Regulatory and Reporting Considerations
Utilities must often file reliability data with regulators. The U.S. Department of Energy requires detailed outage reporting for critical infrastructure facilities under certain emergency orders, while regional reliability councils adopt their own reporting templates. Operators must ensure their calculations match official definitions to avoid discrepancies during audits. According to the Federal Energy Regulatory Commission, misreported outage data can lead to compliance violations and monetary penalties. A disciplined approach to reliability calculations thus protects both operational integrity and regulatory standing.
Beyond compliance, consistent reporting supports insurance underwriting. Insurers evaluate reliability when pricing business interruption coverage. Plants demonstrating sustained reliability factors above 97 percent can often negotiate lower premiums or higher coverage limits. Conversely, inconsistent data or unexplained spikes in forced outages may prompt insurers to impose exclusions. Therefore, embedding reliability calculations into routine management reporting helps stakeholders across the organization make informed decisions.
Forward-Looking Strategies to Boost Reliability
- Digitalization: Deploy advanced analytics platforms that integrate historian data, maintenance tickets, and climatic variables to anticipate failure modes.
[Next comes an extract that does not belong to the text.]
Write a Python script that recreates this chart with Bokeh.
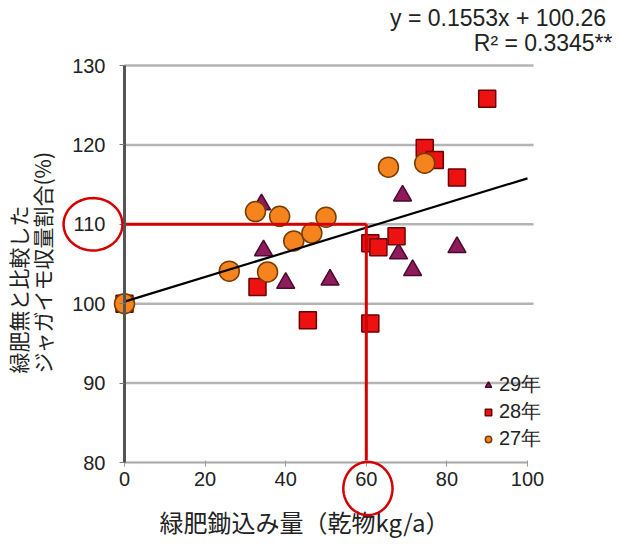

- Spare Parts Optimization: Use probabilistic models to determine optimal inventories for critical spares based on historical forced outage contributions.
- Staff Training: Human error remains a major cause of forced outages. Continuous training helps operators detect anomalies early and respond effectively.
- Grid Coordination: Collaborate with transmission operators to schedule maintenance around high-demand periods, minimizing exposure to forced outages triggered by stressed conditions.
- Lifecycle Planning: As plants age, reliability typically declines. Applying refurbishment strategies such as turbine blade upgrades or control system modernization can restore reliability metrics.
Because renewable integration introduces variability, system planners encourage conventional plants to maintain top-tier reliability to provide firm capacity and ramping support. Battery storage projects also focus on reliability, as inverter firmware issues can lead to unexpected downtime. For hybrid plants combining solar arrays and gas turbines, unified reliability calculations must aggregate outage data from both components while accounting for shared balance-of-plant infrastructure.
The reliability factor thus acts as a central KPI for strategic planning, risk management, and market participation. By using the calculator provided here, you can evaluate different maintenance scenarios, simulate the effect of upgrades, and present defensible metrics to stakeholders. Coupled with official data sources and internal analytics, this tool empowers you to build resilient generation portfolios that maintain high performance even as the energy landscape evolves.